The curation of fifty-two of her holograph scraps sharpens our sense of Dickinson’s method. Some are perfect concrete poems. Fragment A450, “The way Hope builds his House,” is written across the crease of an opened envelope—like a pitched-roof dwelling. The poem fills the space until the last few lines, as if the foundation were being undermined: “The way /Hope builds his / House / It is not with a sill — / Nor Rafter has [mars — knows] that / Edifice / But only Pinnacle — / Abode in as supreme / This Superficies / As if it were of / Ledges smit / Or mortised with the / And / Laws —”
To my eye, many of the cut envelopes resemble a curtain drawn back on a window, so that the poem is written across the panorama of an imagined landscape—yet another way the envelope evokes a domestic space. Bervin wisely directs us to A636/636a, where “Excuse Emily and her Atoms” appears. An obsolete meaning for “atom” is “at home.”
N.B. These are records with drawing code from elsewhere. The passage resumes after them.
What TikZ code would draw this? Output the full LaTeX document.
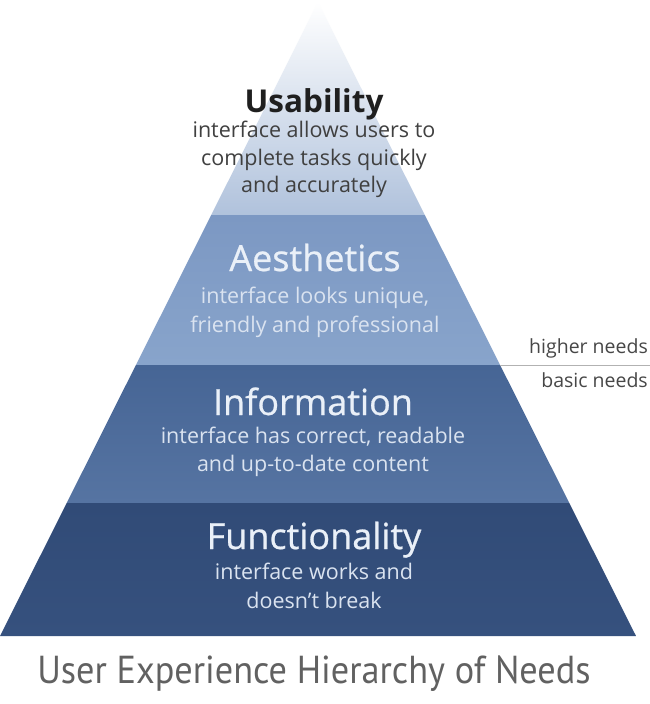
\documentclass[tikz,border=0pt]{standalone}
\usepackage{fontspec}
\setmainfont{Open Sans}
\newfontfamily\headfont[FakeBold=0.7]{Open Sans}
\newfontfamily\titlefont[FakeStretch=0.93]{PT Sans}
\begin{document}
\begin{tikzpicture}[x=1pt,y=-1pt,
  head/.style={font=\headfont\fontsize{36}{40}\selectfont, inner sep=0pt, anchor=base},
  sub/.style={font=\fontsize{21.5}{28}\selectfont, inner sep=0pt, anchor=base},
  side/.style={font=\fontsize{19.5}{22}\selectfont, text=black!72, inner sep=0pt, anchor=base east}]
\definecolor{usaB}{RGB}{176,194,220}
\definecolor{aesT}{RGB}{124,152,195}
\definecolor{aesB}{RGB}{136,164,203}
\definecolor{infT}{RGB}{70,101,149}
\definecolor{infB}{RGB}{86,116,162}
\definecolor{funT}{RGB}{49,75,119}
\definecolor{funB}{RGB}{54,81,126}
\definecolor{lite}{RGB}{234,240,248}
\definecolor{sublite}{RGB}{218,227,240}
\useasboundingbox (0,0) rectangle (650,704);
\fill[white] (0,0) rectangle (650,704);
% bands
\shade[top color=white, bottom color=usaB] (318,2) -- (424.8,215) -- (211.2,215) -- cycle;
\shade[top color=aesT, bottom color=aesB] (211.2,215) -- (424.8,215) -- (500.1,365) -- (135.9,365) -- cycle;
\shade[top color=infT, bottom color=infB] (135.9,365) -- (500.1,365) -- (569.3,503) -- (66.7,503) -- cycle;
\shade[top color=funT, bottom color=funB] (66.7,503) -- (569.3,503) -- (636,636) -- (0,636) -- cycle;
% Usability
\node[head, font=\fontsize{31.5}{36}\selectfont\bfseries, text=black!88] (usa) at (314,112) {Usability};
\node[sub, text=black!75] (usa1) at (314,137) {interface allows users to};
\node[sub, text=black!75] (usa2) at (314,165) {complete tasks quickly};
\node[sub, text=black!75] (usa3) at (314,192) {and accurately};
% Aesthetics
\node[head, text=lite] (aes) at (315,271) {Aesthetics};
\node[sub, text=sublite] (aes1) at (315,303) {interface looks unique,};
\node[sub, text=sublite] (aes2) at (315,332) {friendly and professional};
% Information
\node[head, text=lite] (inf) at (313,415) {Information};
\node[sub, text=sublite] (inf1) at (313,443) {interface has correct, readable};
\node[sub, text=sublite] (inf2) at (313,471) {and up-to-date content};
% Functionality
\node[head, text=lite] (fun) at (314,549) {Functionality};
\node[sub, text=sublite] (fun1) at (314,579) {interface works and};
\node[sub, text=sublite] (fun2) at (314,608) {doesn't break};
% divider
\coordinate (dl) at (500.1,365);
\coordinate (dr) at (650,365);
\draw[black!30, line width=0.8pt] (dl) -- (dr);
\node[side] (hi) at (648,353) {higher needs};
\node[side] (lo) at (648,387) {basic needs};
% title
\node[font=\titlefont\fontsize{39}{44}\selectfont, text=black!62, inner sep=0pt, anchor=base] (title) at (314,683) {User Experience Hierarchy of Needs};
\end{tikzpicture}
\end{document}
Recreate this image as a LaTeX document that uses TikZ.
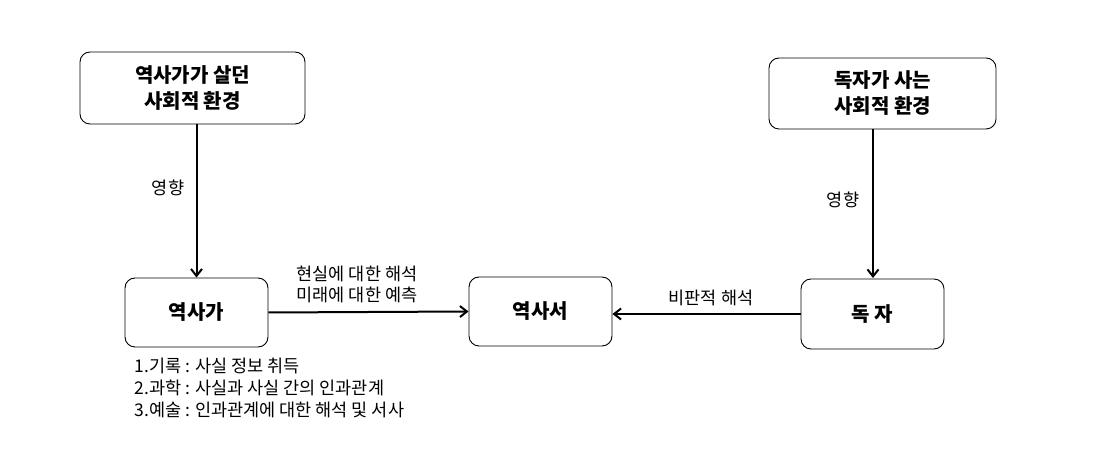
\documentclass[tikz,border=0pt]{standalone}
\usepackage{fontspec}
\setmainfont{Noto Sans CJK KR}
\usetikzlibrary{arrows.meta}
\begin{document}
\begin{tikzpicture}[x=1pt,y=1pt,
 box/.style={draw,rounded corners=10pt,line width=0.9pt,align=center,font=\fontsize{20}{26}\selectfont\bfseries,inner sep=0pt},
 arr/.style={line width=2pt,-{Straight Barb[length=7pt,width=11pt]}},
 lbl/.style={font=\fontsize{17.5}{21}\selectfont,align=left}]
\useasboundingbox (0,0) rectangle (1097,468);
\node[box,minimum width=225pt,minimum height=72pt] (e1) at (192.5,380) {역사가가 살던\\사회적 환경};
\node[box,minimum width=227pt,minimum height=71pt] (e2) at (882.5,374.5) {독자가 사는\\사회적 환경};
\node[box,minimum width=143pt,minimum height=69pt] (h) at (196.5,155.5) {역사가};
\node[box,minimum width=143pt,minimum height=69pt] (b) at (540.5,156.5) {역사서};
\node[box,minimum width=143pt,minimum height=70pt] (r) at (872.5,154) {독 자};
\draw[arr] (e1.south -| h.north) -- (h.north);
\draw[arr] (e2.south -| 873,0) -- (873,190);
\draw[arr] (h.east) -- (b.west);
\draw[arr] (r.west) -- (b.east |- r.west);
\node[lbl] at (168,280) {영향};
\node[lbl] at (843,268) {영향};
\node[lbl,align=left] at (357,184) {현실에 대한 해석\\미래에 대한 예측};
\node[lbl] at (711,170) {비판적 해석};
\node[lbl,anchor=north west,font=\fontsize{17.5}{22}\selectfont] at (131,114) {1.기록 : 사실 정보 취득\\2.과학 : 사실과 사실 간의 인과관계\\3.예술 : 인과관계에 대한 해석 및 서사};
\end{tikzpicture}
\end{document}
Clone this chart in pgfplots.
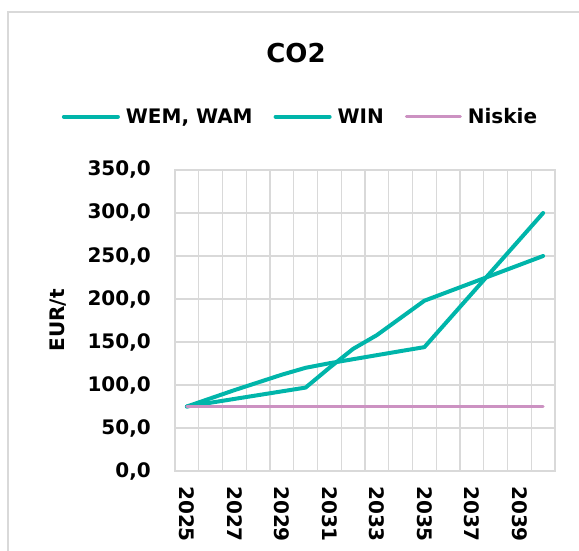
\documentclass[border=0pt]{standalone}
\usepackage{fontspec}
\setmainfont{DejaVu Sans}
\usepackage{pgfplots}
\pgfplotsset{compat=1.18}
\definecolor{teal1}{RGB}{0,181,170}
\definecolor{pinkl}{RGB}{204,146,194}
\definecolor{gridg}{RGB}{217,217,217}
\begin{document}
\begin{tikzpicture}[font=\fontsize{20bp}{24bp}\selectfont\bfseries]
\useasboundingbox (0,0) rectangle (579bp,551bp);
\draw[gridg, line width=1.3bp] (8bp,-20bp) rectangle (620bp,539bp);
\begin{axis}[
  at={(175bp,80bp)}, anchor=south west,
  width=380bp, height=301bp, scale only axis,
  xmin=2024.5, xmax=2040.5, ymin=0, ymax=350,
  xtick={2025,2027,2029,2031,2033,2035,2037,2039},
  xticklabels={2025,2027,2029,2031,2033,2035,2037,2039},
  minor xtick={2024.5,2025.5,2026.5,2027.5,2028.5,2029.5,2030.5,2031.5,2032.5,2033.5,2034.5,2035.5,2036.5,2037.5,2038.5,2039.5,2040.5},
  ytick={0,50,100,150,200,250,300,350},
  xminorgrids, ymajorgrids,
  major tick length=0pt, minor tick length=0pt,
  grid style={gridg, line width=1.3bp},
  minor grid style={gridg, line width=1.3bp},
  axis line style={gridg, line width=1.3bp},
  /pgf/number format/assume math mode=true,
  yticklabel style={/pgf/number format/.cd, fixed, fixed zerofill, precision=1, use comma, /tikz/.cd, anchor=east, inner sep=0pt, xshift=-24bp},
  xticklabel style={rotate=-90, anchor=west, inner xsep=15bp, inner ysep=0pt},
  title={CO2},
  title style={at={(axis description cs:0.3184,1.368)}, anchor=center, font=\fontsize{26bp}{30bp}\selectfont\bfseries},
  ylabel={EUR/t},
  ylabel style={at={(axis description cs:-0.3079,0.5)}, anchor=center},
  legend columns=3,
  legend style={at={(axis description cs:0.3276,1.177)}, anchor=center, draw=none, fill=none, inner sep=0pt,
    nodes={inner sep=0pt},
    /tikz/every odd column/.append style={column sep=6bp},
    /tikz/every even column/.append style={column sep=21bp}},
  legend cell align=left,
  legend image code/.code={\draw[#1, line cap=round] (0bp,0bp) -- (54bp,0bp);},
  no markers,
]
\addplot[teal1, line width=4bp, line join=round, line cap=round] coordinates {
(2025,75) (2026,79.4) (2027,83.8) (2028,88.2) (2029,92.6) (2030,97)
(2031,120) (2032,142) (2033,158) (2034,178) (2035,198)
(2036,208.4) (2037,218.8) (2038,229.2) (2039,239.6) (2040,250)};
\addlegendentry{WEM, WAM}
\addplot[teal1, line width=4bp, line join=round, line cap=round] coordinates {
(2025,75) (2026,84.5) (2027,94) (2028,103) (2029,112) (2030,120)
(2031,125.3) (2032,130) (2033,134.7) (2034,139.4) (2035,144)
(2036,175.2) (2037,206.4) (2038,237.6) (2039,268.8) (2040,300)};
\addlegendentry{WIN}
\addplot[pinkl, line width=3bp, line join=round, line cap=round] coordinates {
(2025,75) (2026,75) (2027,75) (2028,75) (2029,75) (2030,75)
(2031,75) (2032,75) (2033,75) (2034,75) (2035,75)
(2036,75) (2037,75) (2038,75) (2039,75) (2040,75)};
\addlegendentry{Niskie}
\end{axis}
\end{tikzpicture}
\end{document}
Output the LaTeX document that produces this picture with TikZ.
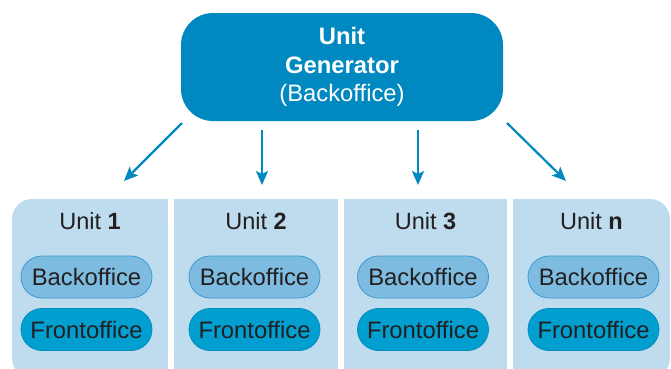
\documentclass[tikz,border=0pt]{standalone}
\usepackage{fontspec}
\setmainfont{Liberation Sans}
\usetikzlibrary{arrows.meta}

\definecolor{genblue}{RGB}{0,136,192}
\definecolor{unitbg}{RGB}{190,220,238}
\definecolor{backfill}{RGB}{125,188,224}
\definecolor{backline}{RGB}{58,154,208}
\definecolor{frontfill}{RGB}{0,159,207}
\definecolor{frontline}{RGB}{0,140,190}
\definecolor{ink}{RGB}{35,31,32}

\tikzset{
    genbox/.style={fill=genblue, text=white, rounded corners=32bp, minimum width=322bp,
        minimum height=108bp, align=center, inner sep=0pt,
        font=\fontsize{23.8bp}{28.5bp}\selectfont},
    unitlabel/.style={text=ink, font=\fontsize{23.5bp}{26bp}\selectfont},
    backpill/.style={fill=backfill, draw=backline, line width=0.8bp, rounded corners=21bp,
        minimum width=131bp, minimum height=42bp, inner sep=0pt, text=ink,
        font=\fontsize{23.8bp}{26bp}\selectfont},
    frontpill/.style={backpill, fill=frontfill, draw=frontline},
    genarrow/.style={draw=genblue, line width=2.2bp,
        -{Stealth[length=14bp, width=12bp, inset=3bp]}}
}

\begin{document}
\begin{tikzpicture}[x=1bp, y=-1bp]
    \useasboundingbox (0,0) rectangle (671,368);
    \clip (0,0) rectangle (671,368);

    % unit columns
    \fill[unitbg, rounded corners=20bp] (12,199) rectangle (168,378);
    \fill[unitbg] (60,199) rectangle (168,378);
    \fill[unitbg] (174,199) rectangle (338,378);
    \fill[unitbg] (344,199) rectangle (507,378);
    \fill[unitbg, rounded corners=20bp] (513,199) rectangle (670,378);
    \fill[unitbg] (513,199) rectangle (620,378);

    % generator
    \node[genbox] (gen) at (342,67) {\textbf{Unit}\\\textbf{Generator}\\(Backoffice)};

    % labels
    \node[unitlabel] (u1) at (90,221) {Unit \textbf{1}};
    \node[unitlabel] (u2) at (256,221) {Unit \textbf{2}};
    \node[unitlabel] (u3) at (425.5,221) {Unit \textbf{3}};
    \node[unitlabel] (un) at (591.5,221) {Unit \textbf{n}};

    % offices
    \node[backpill] (b1) at (86.5,277) {Backoffice};
    \node[backpill] (b2) at (254.5,277) {Backoffice};
    \node[backpill] (b3) at (423,277) {Backoffice};
    \node[backpill] (bn) at (593.5,277) {Backoffice};
    \node[frontpill] (f1) at (86.5,329.5) {Frontoffice};
    \node[frontpill] (f2) at (254.5,329.5) {Frontoffice};
    \node[frontpill] (f3) at (423,329.5) {Frontoffice};
    \node[frontpill] (fn) at (593.5,329.5) {Frontoffice};

    % arrows
    \coordinate (s1) at (182,123);
    \coordinate (e1) at (124,181);
    \coordinate (s2) at (262,130);
    \coordinate (e2) at (262,185);
    \coordinate (s3) at (418,130);
    \coordinate (e3) at (418,185);
    \coordinate (sn) at (507,123);
    \coordinate (en) at (566,181);
    \draw[genarrow] (s1) -- (e1);
    \draw[genarrow] (s2) -- (e2);
    \draw[genarrow] (s3) -- (e3);
    \draw[genarrow] (sn) -- (en);
\end{tikzpicture}
\end{document}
Sometimes the words fill the space; other times they occupy one corner of a blank and unwieldy plane. The more arbitrary the placement, the longer we dwell on it, looking for hidden meanings. Sometimes the meanings meld with the form. Fragment A252 is written in the space of an envelope flap’s inverted triangle, so that the first and last lines enact the inverted relation between our short life and our power: “In this short Life / that only [merely] lasts an hour / How much — how / little — is / within our / power.”
The word “freight” appears throughout these fragments, a reminder that a posted letter only seems lightweight: words are as valuable as any cargo. Or at least Dickinson’s were. In her marvelous essay, Werner quotes correspondence between Helen Hunt Jackson and Dickinson. Jackson, suffering from a broken leg, wrote warmly and chattily to her friend, ending with: “I hope you are well—and at work—I wish I knew by now what your portfolios, by this time, hold.” Dickinson wrote three drafts of her response, punning on the injury not to a leg, but to a poetic foot: “Dear friend—To reproach my own foot in behalf of your’s, is involuntary…. Knew I how to pray, to intercede for your Foot were intuitive, but I am but a Pagan.” Sadly, before Dickinson could post her reply to California, the newspapers announced Jackson’s death. It just missed the dead letter office.
I love Dickinson on the page, but despite the novelty of the visual and indeterminate Dickinson, we shouldn’t lose track of the sound of her words, when the poems are reassembled and recited in the common meter. Many poems benefit from simultaneous seeing and sounding, like A128: “All men for Honor / hardest work / But are not known / to earn — / Paid after they have / ceased to work / in Infamy or Urn —”, where the homophonous rhyme is ironized by the visual difference of the words. Is it possible that, given contemporary art’s obsession with process over product, which dovetails with our scientific fascination with the “creative process,” the meaning of Dickinson’s indeterminacy has become overdetermined?
We don’t know what her intentions were toward her variants, her fragments, her offbeat enjambments. Time, with its Occam’s Razor–like economy, favors the poem that’s frugal and memorable. As Dickinson wrote in “There is no Frigate like a Book”:
This Traverse may the poorest take
Without oppress of Toll —
How frugal is the Chariot
That bears the Human Soul.
Frigate and frugal must have suggested each other to her acute ear. This is the paradox of materiality: sounds are something, material and ephemeral, both nowhere and no thing. Gorgeous nothings. And so we come full circle on the materiality of Dickinson: from curatable fragments, reproduced as photographs and pixels, to the disembodied words uttered in sound waves or even carried in the head, as the body might carry the soul. Bervin tells us that Lydia Maria Child’s The Frugal Housewife (1830) was part of the Dickinson family library. In Latin, frugal is related to “fruits.” How Dickinson could be both so frugal and so fruitful is one of the mysteries not only of The Gorgeous Nothings, but of all of her art.